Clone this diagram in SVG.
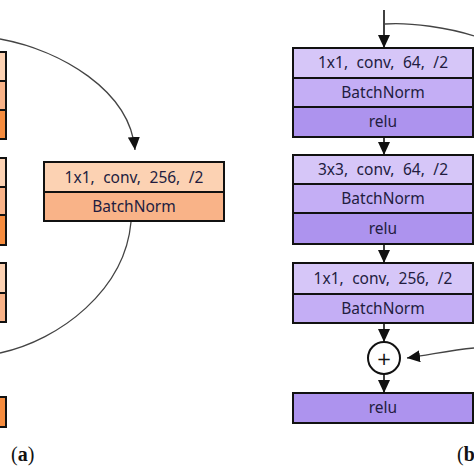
<svg xmlns="http://www.w3.org/2000/svg" width="474" height="474" viewBox="0 0 474 474">
<style>
.b{stroke:#111;stroke-width:2}
.o1{fill:#fcd2b3}.o2{fill:#f9b388}.o3{fill:#f68c3e}
.p1{fill:#d6c6f8}.p2{fill:#c4aef5}.p3{fill:#ad93ee}
.t{font-family:"Noto Sans","DejaVu Sans",sans-serif;font-size:15.5px;fill:#221c40;text-anchor:middle;word-spacing:4.5px}
.c{fill:none;stroke:#444;stroke-width:1.3}
.a{stroke:#111;stroke-width:1.6;fill:none}
.lab{font-family:"Liberation Serif",serif;font-size:20px;fill:#111}
</style>
<defs>
<marker id="ah" viewBox="0 0 13 12" markerWidth="13" markerHeight="12" refX="13" refY="6" orient="auto" markerUnits="userSpaceOnUse">
<path d="M0,0 L13,6 L0,12 Z" fill="#111"/>
</marker>
</defs>
<g id="left-block1">
<rect class="b o1" x="-10" y="52" width="16" height="29"/>
<rect class="b o2" x="-10" y="81" width="16" height="29"/>
<rect class="b o3" x="-10" y="110" width="16" height="29"/>
</g>
<g id="left-block2">
<rect class="b o1" x="-10" y="158" width="16" height="29"/>
<rect class="b o2" x="-10" y="187" width="16" height="28"/>
<rect class="b o3" x="-10" y="215" width="16" height="30"/>
</g>
<g id="left-block3">
<rect class="b o1" x="-10" y="263" width="16" height="30"/>
<rect class="b o2" x="-10" y="293" width="16" height="29"/>
</g>
<g id="left-block4">
<rect class="b o3" x="-10" y="397" width="16" height="30"/>
</g>
<g id="shortcut-a">
<rect class="b o1" x="44" y="162" width="180" height="30"/>
<rect class="b o2" x="44" y="192" width="180" height="29"/>
<text class="t" x="134" y="183">1x1, conv, 256, /2</text>
<text class="t" x="134" y="212">BatchNorm</text>
</g>
<g id="b-block1">
<rect class="b p1" x="293" y="48" width="180" height="30"/>
<rect class="b p2" x="293" y="78" width="180" height="29"/>
<rect class="b p3" x="293" y="107" width="180" height="30"/>
<text class="t" x="383" y="68">1x1, conv, 64, /2</text>
<text class="t" x="383" y="98">BatchNorm</text>
<text class="t" x="383" y="127">relu</text>
</g>
<g id="b-block2">
<rect class="b p1" x="293" y="155" width="180" height="29"/>
<rect class="b p2" x="293" y="184" width="180" height="29"/>
<rect class="b p3" x="293" y="213" width="180" height="31"/>
<text class="t" x="383" y="175">3x3, conv, 64, /2</text>
<text class="t" x="383" y="204">BatchNorm</text>
<text class="t" x="383" y="234">relu</text>
</g>
<g id="b-block3">
<rect class="b p1" x="293" y="263" width="180" height="31"/>
<rect class="b p2" x="293" y="294" width="180" height="29"/>
<text class="t" x="383" y="284">1x1, conv, 256, /2</text>
<text class="t" x="383" y="314">BatchNorm</text>
</g>
<g id="add">
<circle cx="384" cy="358" r="16" fill="#fff" stroke="#111" stroke-width="2"/>
<text x="384" y="364.5" text-anchor="middle" font-family="'DejaVu Sans',sans-serif" font-size="18" fill="#111">+</text>
</g>
<g id="b-relu">
<rect class="b p3" x="293" y="393" width="180" height="30"/>
<text class="t" x="383" y="413">relu</text>
</g>
<g id="connectors">
<path class="c" d="M0,39 C60,50 130,90 135,150" marker-end="url(#ah)"/>
<path class="c" d="M131,222 C125,290 60,340 0,353"/>
<path class="a" d="M384,10 L384,48" marker-end="url(#ah)"/>
<path class="a" d="M384,137 L384,155" marker-end="url(#ah)"/>
<path class="a" d="M384,244 L384,263" marker-end="url(#ah)"/>
<path class="a" d="M384,323 L384,342" marker-end="url(#ah)"/>
<path class="a" d="M384,374 L384,393" marker-end="url(#ah)"/>
<path class="c" d="M385,24 C410,22 450,28 474,36"/>
<path class="c" d="M474,348 C450,350 430,355 407,358" marker-end="url(#ah)"/>
</g>
<text class="lab" x="11" y="461">(<tspan font-weight="bold">a</tspan>)</text>
<text class="lab" x="457" y="461">(<tspan font-weight="bold">b</tspan>)</text>
</svg>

# Objective:
Give back the whole listing as it stands, minus its pictures.

# Output for this task:
Clone this diagram in SVG.
<svg xmlns="http://www.w3.org/2000/svg" width="474" height="474" viewBox="0 0 474 474">
<style>
.b{stroke:#111;stroke-width:2}
.o1{fill:#fcd2b3}.o2{fill:#f9b388}.o3{fill:#f68c3e}
.p1{fill:#d6c6f8}.p2{fill:#c4aef5}.p3{fill:#ad93ee}
.t{font-family:"Noto Sans","DejaVu Sans",sans-serif;font-size:15.5px;fill:#221c40;text-anchor:middle;word-spacing:4.5px}
.c{fill:none;stroke:#444;stroke-width:1.3}
.a{stroke:#111;stroke-width:1.6;fill:none}
.lab{font-family:"Liberation Serif",serif;font-size:20px;fill:#111}
</style>
<defs>
<marker id="ah" viewBox="0 0 13 12" markerWidth="13" markerHeight="12" refX="13" refY="6" orient="auto" markerUnits="userSpaceOnUse">
<path d="M0,0 L13,6 L0,12 Z" fill="#111"/>
</marker>
</defs>
<g id="left-block1">
<rect class="b o1" x="-10" y="52" width="16" height="29"/>
<rect class="b o2" x="-10" y="81" width="16" height="29"/>
<rect class="b o3" x="-10" y="110" width="16" height="29"/>
</g>
<g id="left-block2">
<rect class="b o1" x="-10" y="158" width="16" height="29"/>
<rect class="b o2" x="-10" y="187" width="16" height="28"/>
<rect class="b o3" x="-10" y="215" width="16" height="30"/>
</g>
<g id="left-block3">
<rect class="b o1" x="-10" y="263" width="16" height="30"/>
<rect class="b o2" x="-10" y="293" width="16" height="29"/>
</g>
<g id="left-block4">
<rect class="b o3" x="-10" y="397" width="16" height="30"/>
</g>
<g id="shortcut-a">
<rect class="b o1" x="44" y="162" width="180" height="30"/>
<rect class="b o2" x="44" y="192" width="180" height="29"/>
<text class="t" x="134" y="183">1x1, conv, 256, /2</text>
<text class="t" x="134" y="212">BatchNorm</text>
</g>
<g id="b-block1">
<rect class="b p1" x="293" y="48" width="180" height="30"/>
<rect class="b p2" x="293" y="78" width="180" height="29"/>
<rect class="b p3" x="293" y="107" width="180" height="30"/>
<text class="t" x="383" y="68">1x1, conv, 64, /2</text>
<text class="t" x="383" y="98">BatchNorm</text>
<text class="t" x="383" y="127">relu</text>
</g>
<g id="b-block2">
<rect class="b p1" x="293" y="155" width="180" height="29"/>
<rect class="b p2" x="293" y="184" width="180" height="29"/>
<rect class="b p3" x="293" y="213" width="180" height="31"/>
<text class="t" x="383" y="175">3x3, conv, 64, /2</text>
<text class="t" x="383" y="204">BatchNorm</text>
<text class="t" x="383" y="234">relu</text>
</g>
<g id="b-block3">
<rect class="b p1" x="293" y="263" width="180" height="31"/>
<rect class="b p2" x="293" y="294" width="180" height="29"/>
<text class="t" x="383" y="284">1x1, conv, 256, /2</text>
<text class="t" x="383" y="314">BatchNorm</text>
</g>
<g id="add">
<circle cx="384" cy="358" r="16" fill="#fff" stroke="#111" stroke-width="2"/>
<text x="384" y="364.5" text-anchor="middle" font-family="'DejaVu Sans',sans-serif" font-size="18" fill="#111">+</text>
</g>
<g id="b-relu">
<rect class="b p3" x="293" y="393" width="180" height="30"/>
<text class="t" x="383" y="413">relu</text>
</g>
<g id="connectors">
<path class="c" d="M0,39 C60,50 130,90 135,150" marker-end="url(#ah)"/>
<path class="c" d="M131,222 C125,290 60,340 0,353"/>
<path class="a" d="M384,10 L384,48" marker-end="url(#ah)"/>
<path class="a" d="M384,137 L384,155" marker-end="url(#ah)"/>
<path class="a" d="M384,244 L384,263" marker-end="url(#ah)"/>
<path class="a" d="M384,323 L384,342" marker-end="url(#ah)"/>
<path class="a" d="M384,374 L384,393" marker-end="url(#ah)"/>
<path class="c" d="M385,24 C410,22 450,28 474,36"/>
<path class="c" d="M474,348 C450,350 430,355 407,358" marker-end="url(#ah)"/>
</g>
<text class="lab" x="11" y="461">(<tspan font-weight="bold">a</tspan>)</text>
<text class="lab" x="457" y="461">(<tspan font-weight="bold">b</tspan>)</text>
</svg>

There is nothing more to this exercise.